((
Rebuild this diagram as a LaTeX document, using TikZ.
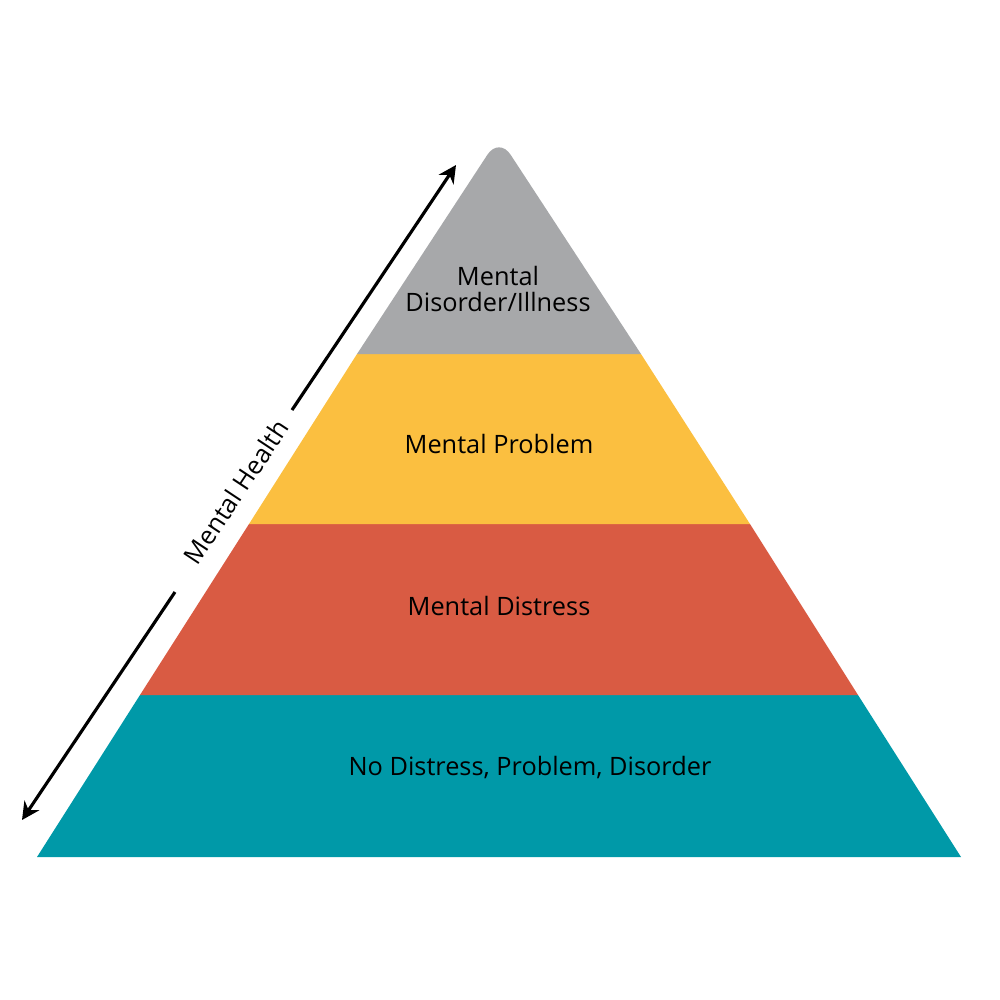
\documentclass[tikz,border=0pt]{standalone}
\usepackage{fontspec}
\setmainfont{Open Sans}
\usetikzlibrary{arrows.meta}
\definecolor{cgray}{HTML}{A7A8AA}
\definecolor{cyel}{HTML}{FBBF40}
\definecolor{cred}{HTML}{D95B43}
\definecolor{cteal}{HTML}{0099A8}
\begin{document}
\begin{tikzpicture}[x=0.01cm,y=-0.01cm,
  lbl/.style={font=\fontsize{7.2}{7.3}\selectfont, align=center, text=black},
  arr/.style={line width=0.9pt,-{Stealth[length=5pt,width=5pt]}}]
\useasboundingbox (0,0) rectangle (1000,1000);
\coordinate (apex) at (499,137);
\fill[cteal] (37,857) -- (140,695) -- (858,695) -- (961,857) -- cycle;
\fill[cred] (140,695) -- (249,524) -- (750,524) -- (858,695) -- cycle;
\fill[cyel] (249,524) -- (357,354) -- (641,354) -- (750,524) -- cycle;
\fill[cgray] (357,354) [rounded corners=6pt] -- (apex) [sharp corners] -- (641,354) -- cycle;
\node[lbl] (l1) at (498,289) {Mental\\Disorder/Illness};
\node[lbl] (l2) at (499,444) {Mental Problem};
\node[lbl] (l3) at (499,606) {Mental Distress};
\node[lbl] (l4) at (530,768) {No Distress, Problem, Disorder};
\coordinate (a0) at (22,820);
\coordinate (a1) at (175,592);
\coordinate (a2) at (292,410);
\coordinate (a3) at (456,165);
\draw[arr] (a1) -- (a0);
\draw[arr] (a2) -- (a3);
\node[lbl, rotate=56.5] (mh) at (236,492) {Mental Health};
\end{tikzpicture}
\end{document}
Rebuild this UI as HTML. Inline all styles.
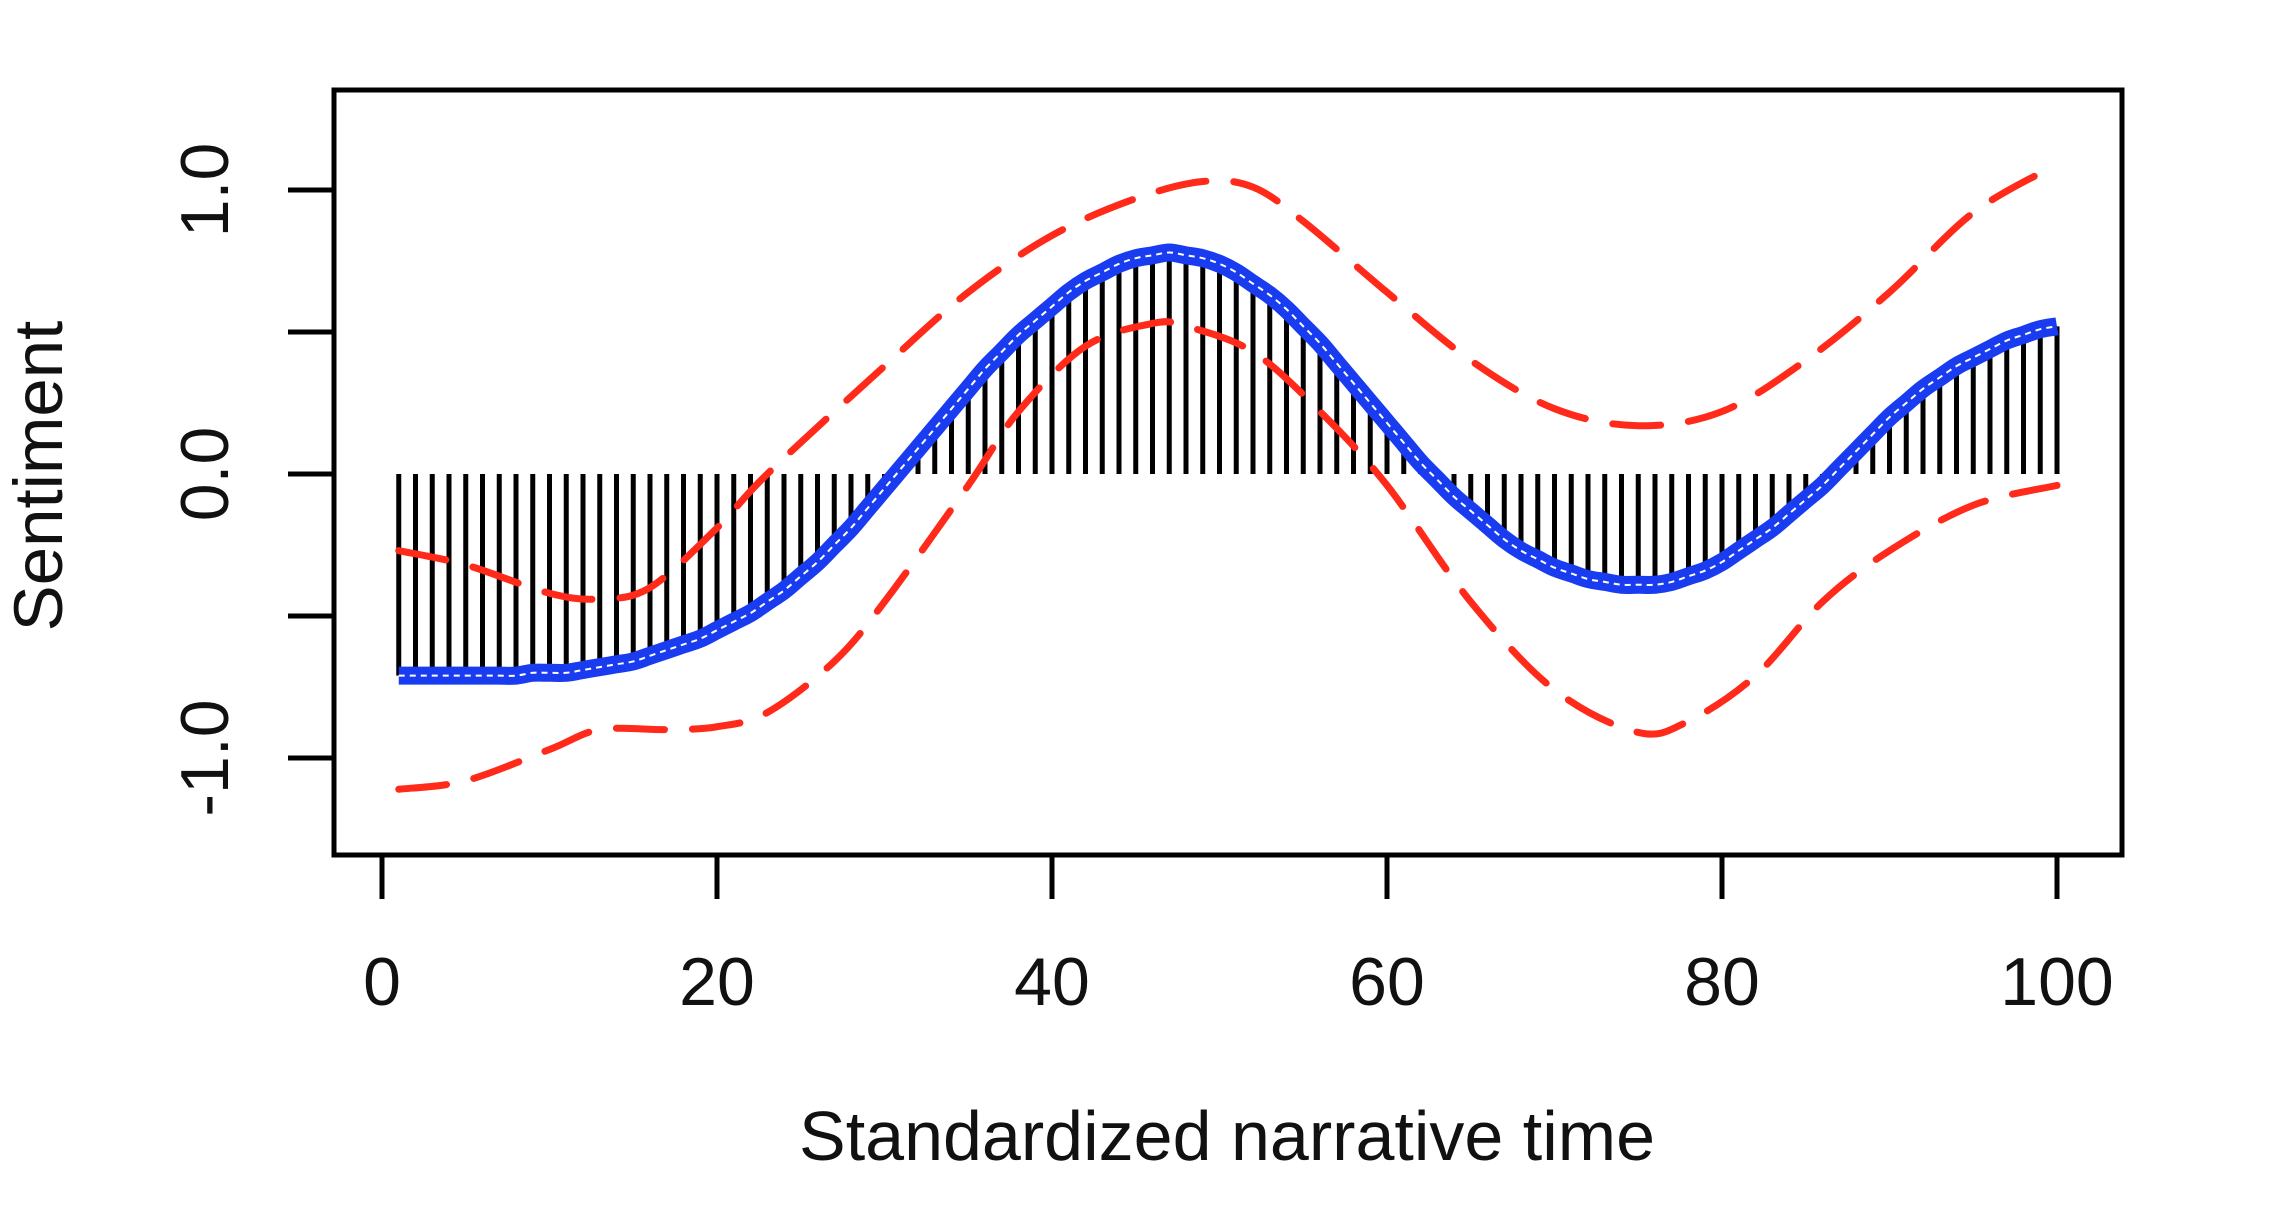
))
WHAT IS ASKED: Restate the entire listing word for word, excluding pictures.

OUTPUT OF THE TASK:
Rebuild this diagram as a LaTeX document, using TikZ.
\documentclass[tikz,border=0pt]{standalone}
\usepackage{fontspec}
\setmainfont{Open Sans}
\usetikzlibrary{arrows.meta}
\definecolor{cgray}{HTML}{A7A8AA}
\definecolor{cyel}{HTML}{FBBF40}
\definecolor{cred}{HTML}{D95B43}
\definecolor{cteal}{HTML}{0099A8}
\begin{document}
\begin{tikzpicture}[x=0.01cm,y=-0.01cm,
  lbl/.style={font=\fontsize{7.2}{7.3}\selectfont, align=center, text=black},
  arr/.style={line width=0.9pt,-{Stealth[length=5pt,width=5pt]}}]
\useasboundingbox (0,0) rectangle (1000,1000);
\coordinate (apex) at (499,137);
\fill[cteal] (37,857) -- (140,695) -- (858,695) -- (961,857) -- cycle;
\fill[cred] (140,695) -- (249,524) -- (750,524) -- (858,695) -- cycle;
\fill[cyel] (249,524) -- (357,354) -- (641,354) -- (750,524) -- cycle;
\fill[cgray] (357,354) [rounded corners=6pt] -- (apex) [sharp corners] -- (641,354) -- cycle;
\node[lbl] (l1) at (498,289) {Mental\\Disorder/Illness};
\node[lbl] (l2) at (499,444) {Mental Problem};
\node[lbl] (l3) at (499,606) {Mental Distress};
\node[lbl] (l4) at (530,768) {No Distress, Problem, Disorder};
\coordinate (a0) at (22,820);
\coordinate (a1) at (175,592);
\coordinate (a2) at (292,410);
\coordinate (a3) at (456,165);
\draw[arr] (a1) -- (a0);
\draw[arr] (a2) -- (a3);
\node[lbl, rotate=56.5] (mh) at (236,492) {Mental Health};
\end{tikzpicture}
\end{document}
Rebuild this UI as HTML. Inline all styles.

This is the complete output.